Hello every one! Today I'm posting another diabetic recipe. I wanted to give you all a recipe that I thought you would like. This doesn't have any of those strange ingredients that taste funny either. Its a little different from the beef taco, but this is healthy and it tastes good too. I hope you enjoy this one. Please leave a comment at any time and let me know what you think.here is the recipe.
*Chicken And Bean Tacos* (Diabetic Recipe)
Servings: 4
1 Whole Chicken Breast, Boneless, Skinless, Trimmed, Sliced Thin
1 Tsp. Minced Garlic
1/8 Tsp. Red Pepper, Ground
3 Tbls. Olive Oil, Divided
1 Cup Onion, Chopped
1/3 Cup Canned Diced Tomatoes, Sodium Free
2 Cups Canned Kidney Beans, Rinsed And Drained
8 8" Inch Whole Wheat Tortillas, Low Fat
½ Cup Avocado, Sliced Thinly
1 Cup Salsa, Optional
½ Cup Sour Cream, Low Fat, Optional
¼ Tsp. Sea Salt
¼ Tsp. Ground Black Pepper, Freshly Ground
You need a small bowl, mix chicken, garlic, red pepper, and 2 tablespoons of the oil.

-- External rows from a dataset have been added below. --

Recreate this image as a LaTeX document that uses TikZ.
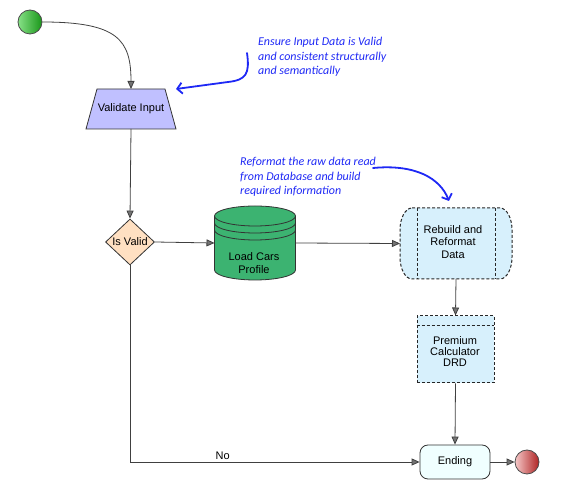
\documentclass[tikz,border=0pt]{standalone}
\usepackage{fontspec}
\setmainfont{Liberation Sans}
\newfontfamily\notefont{Carlito}
\usetikzlibrary{shapes.geometric,arrows.meta}
\definecolor{valfill}{RGB}{192,192,255}
\definecolor{peach}{RGB}{255,224,194}
\definecolor{cylgreen}{RGB}{60,179,113}
\definecolor{cyanfill}{RGB}{215,240,252}
\definecolor{azurefill}{RGB}{240,255,255}
\definecolor{noteblue}{RGB}{30,40,245}
\definecolor{startl}{RGB}{135,225,135}
\definecolor{startd}{RGB}{25,150,25}
\definecolor{endl}{RGB}{245,200,200}
\definecolor{endd}{RGB}{175,35,35}
\definecolor{linegray}{RGB}{64,64,64}
\begin{document}
\begin{tikzpicture}[x=1pt,y=1pt,
  every node/.style={font=\fontsize{11}{12.5}\selectfont, text=black},
  conn/.style={draw=linegray, line width=0.8pt, -{Triangle[length=8pt,width=7pt,fill=black!55]}},
  outline/.style={draw=black!80, line width=0.8pt},
  dashedline/.style={draw=black!85, line width=1pt, dash pattern=on 3pt off 2pt},
  hidden/.style={inner sep=0, outer sep=0},
  note/.style={text=noteblue, font=\notefont\itshape\fontsize{12}{14.5}\selectfont, align=left, anchor=north west, inner sep=0},
  notearrow/.style={draw=noteblue, line width=1.8pt, line cap=round, -{Straight Barb[length=5pt,width=11pt,line width=1.8pt]}},
  terminal/.style={circle, minimum size=24pt, inner sep=0, draw=black!70, line width=0.8pt}
]
\useasboundingbox (0,0) rectangle (571,-502);

% start / end circles
\node[terminal, left color=startl, right color=startd] (start) at (30,-22) {};
\node[terminal, left color=endl, right color=endd] (endc) at (527,-462) {};

% Validate Input (trapezium)
\draw[outline, fill=valfill] (97,-89) -- (165,-89) -- (176,-129) -- (86,-129) -- cycle;
\node[hidden, minimum width=90pt, minimum height=40pt] (validate) at (131,-109) {Validate Input};

% Is Valid
\node[diamond, outline, fill=peach, minimum width=49pt, minimum height=46pt, inner sep=0, aspect=1.06] (valid) at (130,-242) {Is Valid};

% Load Cars Profile (cylinder)
\fill[cylgreen] (214.5,-216) -- (214.5,-270) arc[start angle=180,end angle=360,x radius=40.5,y radius=10] -- (295.5,-216) arc[start angle=0,end angle=180,x radius=40.5,y radius=10] -- cycle;
\draw[outline] (214.5,-216) -- (214.5,-270) arc[start angle=180,end angle=360,x radius=40.5,y radius=10] -- (295.5,-216);
\draw[outline] (255,-216) ellipse[x radius=40.5, y radius=10];
\draw[outline] (214.5,-223) arc[start angle=180,end angle=360,x radius=40.5,y radius=10];
\draw[outline] (214.5,-230) arc[start angle=180,end angle=360,x radius=40.5,y radius=10];
\node[hidden, minimum width=81pt, minimum height=74pt] (load) at (255,-243) {};
\node[align=center, inner sep=0] (loadtxt) at (254,-263) {Load Cars\\Profile};

% Rebuild and Reformat Data
\draw[dashedline, fill=cyanfill] (412,-208) -- (500,-208)
  arc[start angle=90,end angle=0,x radius=12,y radius=22] -- (512,-257)
  arc[start angle=0,end angle=-90,x radius=12,y radius=22] -- (412,-279)
  arc[start angle=270,end angle=180,x radius=12,y radius=22] -- (400,-230)
  arc[start angle=180,end angle=90,x radius=12,y radius=22] -- cycle;
\draw[dashedline] (417,-208) -- (417,-279);
\draw[dashedline] (495,-208) -- (495,-279);
\node[hidden, minimum width=112pt, minimum height=71pt] (rebuild) at (456,-243.5) {};
\node[align=center, inner sep=0] (rebuildtxt) at (453,-242) {Rebuild and\\Reformat\\Data};

% Premium Calculator DRD
\node[dashedline, fill=cyanfill, minimum width=77pt, minimum height=67pt, inner sep=0] (premium) at (455.5,-349.5) {};
\draw[dashedline] (premium.north west) ++(0,-10) -- ++(77,0);
\node[align=center, inner sep=0, font=\fontsize{11}{11}\selectfont] (premtxt) at (455,-352) {Premium\\Calculator\\DRD};

% Ending
\node[outline, rounded corners=8pt, fill=azurefill, minimum width=70pt, minimum height=34pt] (ending) at (455,-462) {Ending};

% connectors
\draw[conn] (start.east) .. controls (118,-22) and (131,-40) .. (validate.north);
\draw[conn] (validate.south) -- (valid.north);
\draw[conn] (valid.east) -- (load.west);
\draw[conn] (load.east) -- (rebuild.west);
\draw[conn] (rebuild.south) -- (premium.north);
\draw[conn] (premium.south) -- (ending.north);
\draw[conn] (ending.east) -- (endc.west);
\draw[conn] (valid.south) |- (ending.west) node[pos=0.66, above, inner sep=2pt] {No};

% notes
\node[note] (note1) at (258,-37) {Ensure Input Data is Valid\\and consistent structurally\\and semantically};
\node[note] (note2) at (240,-157) {Reformat the raw data read\\from Database and build\\required information};
\coordinate (n1s) at (247,-53);
\coordinate (n1e) at (176,-89);
\coordinate (n2s) at (373,-168);
\coordinate (n2e) at (449,-201);
\draw[notearrow] (n1s) .. controls (250,-74) and (246,-80) .. (228,-82) -- (n1e);
\draw[notearrow] (n2s) .. controls (415,-164) and (440,-178) .. (n2e);
\end{tikzpicture}
\end{document}
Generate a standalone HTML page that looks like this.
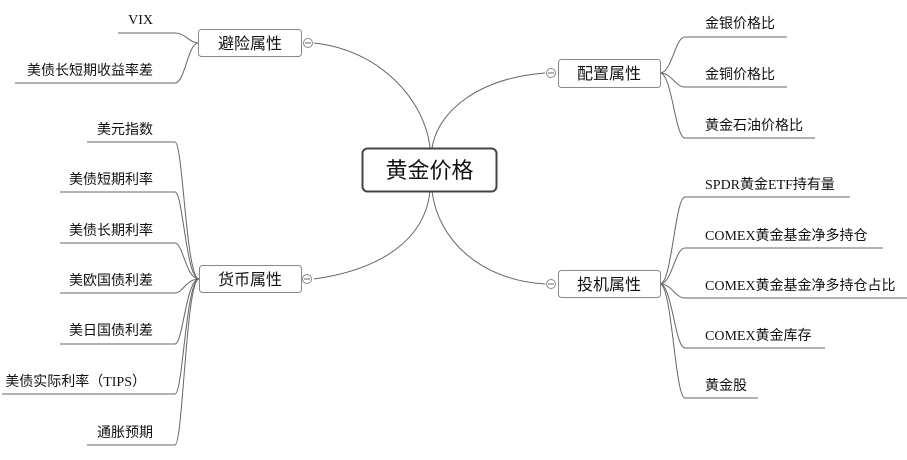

Season with sea salt and freshly ground black pepper.
Toss to coat chicken.
Use a medium nonstick skillet over medium-high heat,cook chicken until no longer pink and the juices run clear.
Transfer chicken to a plate.
In the same pan over medium heat, saute' onion in the remaining 1 tablespoon oil, until soft and translucent.
Stir in the tomatoes, with the juice.
Add beans and stir, reduce heat to low, and cook until heated through.
Warm tortillas in the oven.
Fill each tortilla with chicken, bean mixture, and 1 tablespoon of avocado.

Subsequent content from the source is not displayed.